Don Pelayo desde su cornisa

La gota que colmó la paciencia de don Pelayo, allá en la cornisa, fue la pelea incruenta entre los hunos y los hotros -el capricho ortográfico, del Sr. Unamuno-, a cuenta de quién plagia a quién. Ha sido desmoralizador ver cómo los cabezahuevo se han enzarzado en pública acometida, al grito no de «sus y a ellos» o de «a mí, Sabino, que los arrollo», que son frases legendarias que recorren como una descarga eléctrica la epidermis colectiva de este pueblo de No-Do, sino del grito vulgar de «¡estatalista!» y de «¿estatalista, yo, so berluscón?».

Y todo porque Concha Velasco, la única chica de la Cruz Roja que sigue encaramada a sus piernas, se ha abierto camerino en Tele 5 con la cosa ésa de Queridos padres y los estatalistas del Ente le han dado una oportunidad a ese chico loquillo que tenía la Campos en su tenderete, Ramoncín. Y ¿por qué agarrarse del moño por el asunto Concha/Ramoncín, si la parrilla semeja, por lo general, una rúa sembrada, por la que el espectador, alerta, sobrevive sorteando minas con forma de preposición canina? Pero a don Pelayo se le han hinchado, ya, las trufas, y a falta de compararlas con las del negrazo Tyson, se ha lanzado cornisa abajo, dispuesto a cristianar el mando a distancia.

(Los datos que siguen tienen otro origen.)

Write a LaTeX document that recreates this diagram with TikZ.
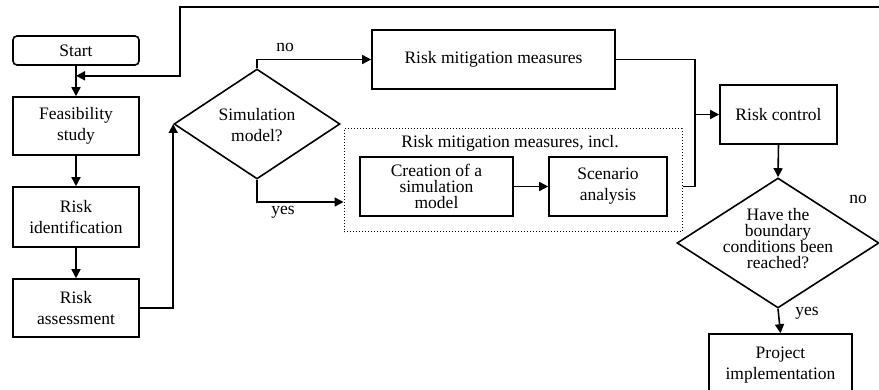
\documentclass[tikz,border=0pt]{standalone}
\usepackage{fontspec}
\setmainfont{Liberation Serif}
\usetikzlibrary{shapes.geometric,arrows.meta}
\begin{document}
\begin{tikzpicture}[x=1pt,y=-1pt,
  every node/.style={font=\fontsize{17.5}{21}\selectfont},
  box/.style={draw,line width=1.6pt,inner sep=0pt,align=center,minimum width=#1},
  box/.default=126pt,
  tight/.style={font=\fontsize{17.5}{16}\selectfont},
  dia/.style={draw,diamond,line width=1.6pt,inner sep=0pt},
  txt/.style={align=center,inner sep=0pt},
  conn/.style={line width=1.6pt},
  arr/.style={conn,-{Triangle[length=9pt,width=9pt]}}]
\clip (0,0) rectangle (879,390);
% left column
\node[box,rounded corners=4pt,minimum height=29pt] (start) at (76,50.5) {Start};
\node[box,minimum height=58pt] (feas) at (76,126) {Feasibility\\study};
\node[box,minimum height=60pt] (riskid) at (76,217) {Risk\\identification};
\node[box,minimum height=58pt] (riskass) at (76,308) {Risk\\assessment};
% simulation decision
\node[dia,minimum width=166pt,minimum height=110pt] (sim) at (257,124) {};
\node[txt] (simt) at (257,125) {Simulation\\model?};
% risk mitigation
\node[box=243pt,minimum height=59pt] (rmm) at (493.5,59.5) {Risk mitigation measures};
\node[draw,dotted,line width=1pt,minimum width=338pt,minimum height=103pt,inner sep=0pt] (dotted) at (513,180.5) {};
\node[txt] (dtitle) at (510,143) {Risk mitigation measures, incl.};
\node[box=153pt,minimum height=59pt,tight] (creation) at (436.5,186.5) {Creation of a\\simulation\\model};
\node[box=118pt,minimum height=59pt] (scen) at (608,186.5) {Scenario\\analysis};
% control
\node[box=117pt,minimum height=59pt] (rc) at (778.5,114.5) {Risk control};
\node[dia,minimum width=202pt,minimum height=130pt] (bound) at (778,243) {};
\node[txt,tight] (boundt) at (778,239) {Have the\\boundary\\conditions been\\reached?};
\node[box=143pt,minimum height=62pt] (proj) at (780.5,365) {Project\\implementation};
% labels
\node[txt] (no1) at (285,47) {no};
\node[txt] (yes1) at (283,212) {yes};
\node[txt] (no2) at (858,199) {no};
\node[txt] (yes2) at (807,313) {yes};
% coordinates
\coordinate (bus) at (695,114.5);
\coordinate (fbr) at (887,7);
\coordinate (fb) at (180,7);
% connectors
\draw[arr] (start.south) -- (feas.north);
\draw[arr] (feas.south) -- (riskid.north);
\draw[arr] (riskid.south) -- (riskass.north);
\draw[arr] (riskass.east) -| (sim.west);
\draw[arr] (sim.north) |- (rmm.west);
\draw[arr] (sim.south) |- ([yshift=-21.5pt]dotted.west);
\draw[arr] (creation.east) -- (scen.west);
\draw[conn] (rmm.east) -| (bus) |- (dotted.east |- creation.east);
\draw[arr] (bus) -- (rc.west);
\draw[arr] (rc.south) -- (bound.north);
\draw[arr] (bound.south) -- (proj.north);
\draw[arr] (bound.east) -| (fbr) -- (fb) |- ([yshift=-10pt]start.south);
\end{tikzpicture}
\end{document}
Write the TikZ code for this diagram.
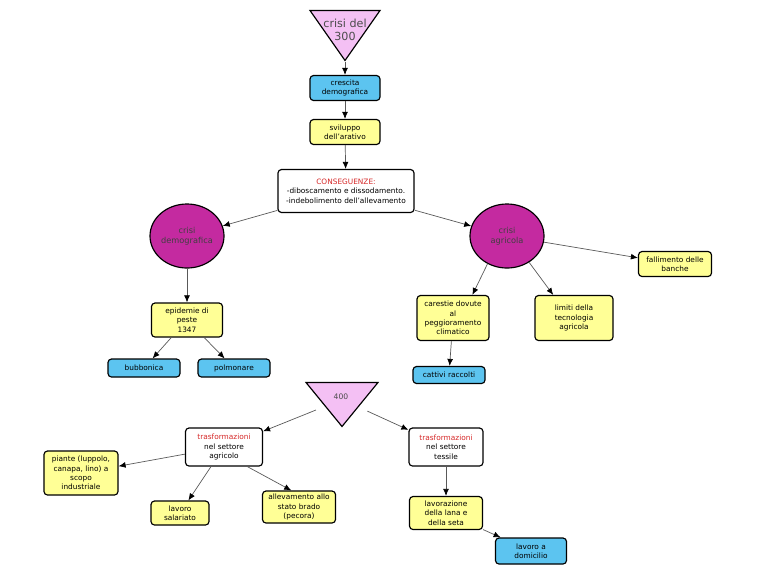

Y ya se están viendo los resultados: en Telemadrid, El Cid; en TV1, Don Quijote. Y éstos sí que son paisanos nuestros, aunque Chaltonjeston fuera extranjis, y el director, también, y el productor, también, pero los extras, las murallas y los campos de Castilla, ésos sí que eran nuestros, y de Burgos, oiga. Y además dice la leyenda que don Ramón Menéndez Pidal, un sabio que se inventó al Cid, y que era casi centenario, supervisó la película; no fueran a cometer, estos americanos insensatos, algún dislate.

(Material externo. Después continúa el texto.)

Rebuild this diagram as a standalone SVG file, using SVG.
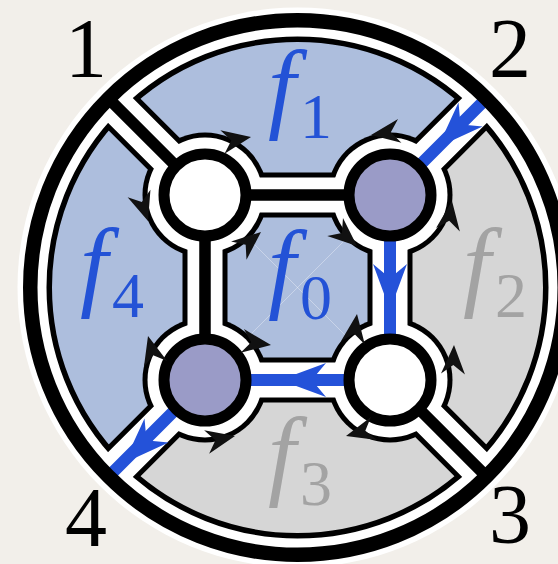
<svg xmlns="http://www.w3.org/2000/svg" width="558" height="564" viewBox="0 0 558 564">
<defs>
<style>
.ol{stroke:#000;stroke-width:45;fill:none}
.wh{stroke:#fff;stroke-width:35;fill:none}
.ce{stroke:#000;stroke-width:11.5;fill:none}
.bl{stroke:#2452d9;stroke-width:12;fill:none}
.node{stroke:#000;stroke-width:11}
.ar{fill:#111}
.ba{fill:#2452d9}
.lab{font-family:"Liberation Serif",serif;font-size:84px;fill:#000}
.fi{font-family:"Liberation Serif",serif;font-style:italic;font-size:100px}
.sub{font-family:"Liberation Serif",serif;font-size:64px}
.blue{fill:#2352d6}
.gray{fill:#a3a3a3}
</style>
<path id="ah" d="M0,0 L-29,-12 L-20,0 L-29,12 Z"/>
<path id="bh" d="M0,0 L-46,-17 L-36,-5 L-36,5 L-46,17 Z"/>
</defs>
<rect width="558" height="564" fill="#f2efea"/>
<circle cx="297.5" cy="287.5" r="280" fill="#fff"/>
<g id="faces">
<circle cx="297.5" cy="287.5" r="255" fill="#adbedd"/>
<path id="f2" d="M390,195 L488.4,96.6 A270 270 0 0 1 488.4,478.4 L390,380 Z" fill="#d6d6d6"/>
<path id="f3" d="M390,380 L488.4,478.4 A270 270 0 0 1 106.6,478.4 L205,380 Z" fill="#d6d6d6"/>
<g stroke="#fff" stroke-opacity="0.35" stroke-width="1">
<line x1="205" y1="195" x2="390" y2="380"/>
<line x1="390" y1="195" x2="205" y2="380"/>
</g>
</g>
<g id="connectors">
<g class="ol">
<path d="M205,195 H390 V380 H205 Z"/>
<path d="M205,195 L110.1,100.1 M390,195 L484.9,100.1 M390,380 L484.9,474.9 M205,380 L110.1,474.9"/>
<circle cx="297.5" cy="287.5" r="260" style="stroke-width:29"/>
</g>
<g fill="#000">
<circle cx="205" cy="195" r="62.5"/><circle cx="390" cy="195" r="62.5"/>
<circle cx="205" cy="380" r="62.5"/><circle cx="390" cy="380" r="62.5"/>
</g>
<g class="wh">
<path d="M205,195 H390 V380 H205 Z"/>
<path d="M205,195 L110.1,100.1 M390,195 L484.9,100.1 M390,380 L484.9,474.9 M205,380 L110.1,474.9"/>
<circle cx="297.5" cy="287.5" r="265" style="stroke-width:28"/>
</g>
<g fill="#fff">
<circle cx="205" cy="195" r="57.5"/><circle cx="390" cy="195" r="57.5"/>
<circle cx="205" cy="380" r="57.5"/><circle cx="390" cy="380" r="57.5"/>
</g>
<path class="ce" d="M390,195 H205 V380 M205,195 L110.1,100.1 M390,380 L484.9,474.9"/>
<path class="bl" d="M484.9,100.1 L390,195 V380 H205 L110.1,474.9"/>
<circle cx="297.5" cy="287.5" r="267.25" fill="none" stroke="#000" stroke-width="14.5"/>
<use href="#bh" class="ba" transform="translate(438,147) rotate(135)"/>
<use href="#bh" class="ba" transform="translate(390,310) rotate(90)"/>
<use href="#bh" class="ba" transform="translate(280,380) rotate(180)"/>
<use href="#bh" class="ba" transform="translate(124,463) rotate(135)"/>
</g>
<g id="node-tl">
<circle class="node" cx="205" cy="195" r="41" fill="#fff"/>
<use href="#ah" class="ar" transform="translate(251,137) rotate(-10)"/>
<use href="#ah" class="ar" transform="translate(148,221) rotate(72)"/>
<use href="#ah" class="ar" transform="translate(261,232) rotate(-40)"/>
</g>
<g id="node-tr">
<circle class="node" cx="390" cy="195" r="41" fill="#9a9bc7"/>
<use href="#ah" class="ar" transform="translate(371,135) rotate(172)"/>
<use href="#ah" class="ar" transform="translate(357,246) rotate(41)"/>
<use href="#ah" class="ar" transform="translate(452,201) rotate(-82)"/>
</g>
<g id="node-bl">
<circle class="node" cx="205" cy="380" r="41" fill="#9a9bc7"/>
<use href="#ah" class="ar" transform="translate(148,336) rotate(-105)"/>
<use href="#ah" class="ar" transform="translate(271,345) rotate(8)"/>
<use href="#ah" class="ar" transform="translate(235,436) rotate(-12)"/>
</g>
<g id="node-br">
<circle class="node" cx="390" cy="380" r="41" fill="#fff"/>
<use href="#ah" class="ar" transform="translate(357,314) rotate(-82)"/>
<use href="#ah" class="ar" transform="translate(454,345) rotate(-88)"/>
<use href="#ah" class="ar" transform="translate(346,436) rotate(165)"/>
</g>
<g id="labels">
<text class="lab" x="86" y="77" text-anchor="middle">1</text>
<text class="lab" x="510" y="77" text-anchor="middle">2</text>
<text class="lab" x="510" y="543" text-anchor="middle">3</text>
<text class="lab" x="86" y="546" text-anchor="middle">4</text>
<text class="fi blue" x="268" y="120">f</text><text class="sub blue" x="300" y="138">1</text>
<text class="fi blue" x="268" y="300">f</text><text class="sub blue" x="300" y="319">0</text>
<text class="fi blue" x="80" y="298">f</text><text class="sub blue" x="112" y="317">4</text>
<text class="fi gray" x="463" y="298">f</text><text class="sub gray" x="495" y="317">2</text>
<text class="fi gray" x="268" y="487">f</text><text class="sub gray" x="300" y="505">3</text>
</g>
</svg>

Don Ramón se encargó también -creo- de vigilar que Sofía Loren no desvirtuara a doña Jimena, aunque a la Loren, entonces en todo su amplio y bien almenado esplendor, se le disculpaba todo; se acercaba a la muralla, se apoyaba en la fría piedra, ésta se encarnaba y la morisca soliviantada, pies para que os quiero. Y qué decir de Don Quijote; pues que desde que los rusos no están para pelear con molinos de viento, que son los que más saben del Quijote, y mejor lo hacen, qué menos que el fabuloso autor de Maravillas (mi película preferida), Gutiérrez Aragón, para levantar el tenderete: nos viene bien la locura del caballero para transitar por estos campos de Montiel llenos de felones y de lobos con piel de cordero. Ojalá esta purificación de la parrilla nacional sea total y que don Pelayo, cornisa abajo, sea como Santiago Matamoros, y se nos aparezca en el firmamento de las 625 líneas (y ojalá, ya puestos, expulse a punta de tizona a Carrascal; es capricho, sí).